Exercise prompt: Repeat every line of the data exactly, but not the pictures.
BEGIN
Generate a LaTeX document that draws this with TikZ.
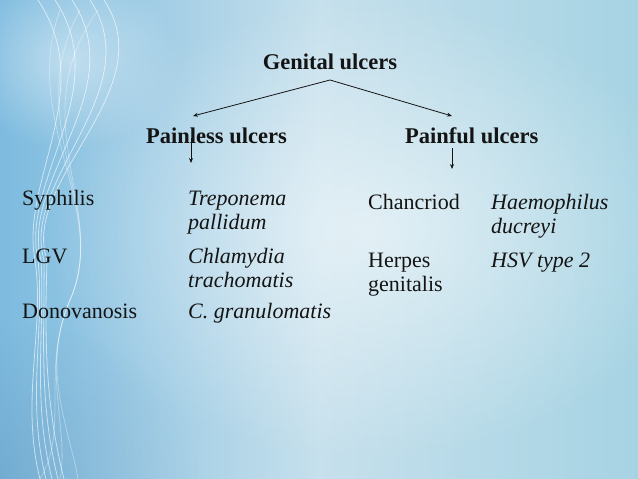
\documentclass[tikz,border=0pt]{standalone}
\usepackage{fontspec}
\setmainfont{Liberation Serif}
\usepackage{xcolor}
\usetikzlibrary{arrows.meta,positioning,fadings}
\definecolor{ink}{HTML}{141414}
\definecolor{skyleft}{HTML}{7DBBDF}
\definecolor{skymid}{HTML}{C6E0EC}
\definecolor{skyright}{HTML}{A6D3E3}
\tikzfading[name=glow,inner color=transparent!0,outer color=transparent!100]
\tikzset{
  >={Stealth[length=5pt,width=4pt]},
  head/.style={font=\fontsize{22.5}{26}\selectfont\bfseries,text=ink,inner sep=0pt,anchor=base west},
  cell/.style={font=\fontsize{22}{24.5}\selectfont,text=ink,inner sep=0pt,anchor=base west,align=left},
  germ/.style={cell,font=\fontsize{22}{24.5}\selectfont\itshape},
  flow/.style={->,line width=.8pt,color=ink},
  swirl/.style={white,line width=.8pt,opacity=.6},
}

\begin{document}
\begin{tikzpicture}[x=1pt,y=-1pt]
  \useasboundingbox (0,0) rectangle (638,479);
  % background
  \shade[left color=skyleft,right color=skyright,middle color=skymid] (0,0) rectangle (638,479);
  \fill[white,opacity=.55,path fading=glow] (370,230) ellipse (330 and 230);
  \fill[white,opacity=.45,path fading=glow] (70,60) ellipse (110 and 90);
  \fill[skyleft!80!blue!60!black,opacity=.15,path fading=glow] (0,479) ellipse (200 and 160);
  \foreach \a/\b in {38/0,55/6,72/12,90/18,104/24} {
    \draw[swirl] (\a,0) .. controls (\a+60,90) and (20,180) .. (35+\b/2,260)
                 .. controls (45,330) and (\b+20,400) .. (40+\b,479);
  }
  \foreach \a in {60,80,98} {
    \draw[swirl,opacity=.35] (\a,10) .. controls (20,120) and (110,210) .. (70,300)
                 .. controls (40,370) and (70,430) .. (\a-20,479);
  }

  % headings
  \node[head,anchor=base] (title) at (330,69) {Genital ulcers};
  \node[head] (painless) at (146,143) {Painless ulcers};
  \node[head] (painful) at (405,143) {Painful ulcers};
  \coordinate (split) at (330,80);
  \coordinate (lefttip) at (193,116);
  \coordinate (righttip) at (452,116);
  \coordinate (leftdown) at (191,138);
  \coordinate (rightdown) at (452,148);
  \draw[flow] (split) -- (lefttip);
  \draw[flow] (split) -- (righttip);
  \draw[flow] (leftdown) -- ++(0,25);
  \draw[flow] (rightdown) -- ++(0,21);

  % painless column (two-line cells sit on their last baseline)
  \node[cell] (syph) at (22,205) {Syphilis};
  \node[germ] (trep) at (188,229.5) {Treponema\\pallidum};
  \node[cell] (lgv) at (22,263) {LGV};
  \node[germ] (chlam) at (188,287.5) {Chlamydia\\trachomatis};
  \node[cell] (donov) at (22,318) {Donovanosis};
  \node[germ] (cgran) at (188,318) {C. granulomatis};

  % painful column
  \node[cell] (chanc) at (368,209) {Chancriod};
  \node[germ] (haem) at (491,233.5) {Haemophilus\\ducreyi};
  \node[cell] (herp) at (368,291.5) {Herpes\\genitalis};
  \node[germ] (hsv) at (491,267) {HSV type 2};
\end{tikzpicture}
\end{document}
END
Exercise response:
Generate a LaTeX document that draws this with TikZ.
\documentclass[tikz,border=0pt]{standalone}
\usepackage{fontspec}
\setmainfont{Liberation Serif}
\usepackage{xcolor}
\usetikzlibrary{arrows.meta,positioning,fadings}
\definecolor{ink}{HTML}{141414}
\definecolor{skyleft}{HTML}{7DBBDF}
\definecolor{skymid}{HTML}{C6E0EC}
\definecolor{skyright}{HTML}{A6D3E3}
\tikzfading[name=glow,inner color=transparent!0,outer color=transparent!100]
\tikzset{
  >={Stealth[length=5pt,width=4pt]},
  head/.style={font=\fontsize{22.5}{26}\selectfont\bfseries,text=ink,inner sep=0pt,anchor=base west},
  cell/.style={font=\fontsize{22}{24.5}\selectfont,text=ink,inner sep=0pt,anchor=base west,align=left},
  germ/.style={cell,font=\fontsize{22}{24.5}\selectfont\itshape},
  flow/.style={->,line width=.8pt,color=ink},
  swirl/.style={white,line width=.8pt,opacity=.6},
}

\begin{document}
\begin{tikzpicture}[x=1pt,y=-1pt]
  \useasboundingbox (0,0) rectangle (638,479);
  % background
  \shade[left color=skyleft,right color=skyright,middle color=skymid] (0,0) rectangle (638,479);
  \fill[white,opacity=.55,path fading=glow] (370,230) ellipse (330 and 230);
  \fill[white,opacity=.45,path fading=glow] (70,60) ellipse (110 and 90);
  \fill[skyleft!80!blue!60!black,opacity=.15,path fading=glow] (0,479) ellipse (200 and 160);
  \foreach \a/\b in {38/0,55/6,72/12,90/18,104/24} {
    \draw[swirl] (\a,0) .. controls (\a+60,90) and (20,180) .. (35+\b/2,260)
                 .. controls (45,330) and (\b+20,400) .. (40+\b,479);
  }
  \foreach \a in {60,80,98} {
    \draw[swirl,opacity=.35] (\a,10) .. controls (20,120) and (110,210) .. (70,300)
                 .. controls (40,370) and (70,430) .. (\a-20,479);
  }

  % headings
  \node[head,anchor=base] (title) at (330,69) {Genital ulcers};
  \node[head] (painless) at (146,143) {Painless ulcers};
  \node[head] (painful) at (405,143) {Painful ulcers};
  \coordinate (split) at (330,80);
  \coordinate (lefttip) at (193,116);
  \coordinate (righttip) at (452,116);
  \coordinate (leftdown) at (191,138);
  \coordinate (rightdown) at (452,148);
  \draw[flow] (split) -- (lefttip);
  \draw[flow] (split) -- (righttip);
  \draw[flow] (leftdown) -- ++(0,25);
  \draw[flow] (rightdown) -- ++(0,21);

  % painless column (two-line cells sit on their last baseline)
  \node[cell] (syph) at (22,205) {Syphilis};
  \node[germ] (trep) at (188,229.5) {Treponema\\pallidum};
  \node[cell] (lgv) at (22,263) {LGV};
  \node[germ] (chlam) at (188,287.5) {Chlamydia\\trachomatis};
  \node[cell] (donov) at (22,318) {Donovanosis};
  \node[germ] (cgran) at (188,318) {C. granulomatis};

  % painful column
  \node[cell] (chanc) at (368,209) {Chancriod};
  \node[germ] (haem) at (491,233.5) {Haemophilus\\ducreyi};
  \node[cell] (herp) at (368,291.5) {Herpes\\genitalis};
  \node[germ] (hsv) at (491,267) {HSV type 2};
\end{tikzpicture}
\end{document}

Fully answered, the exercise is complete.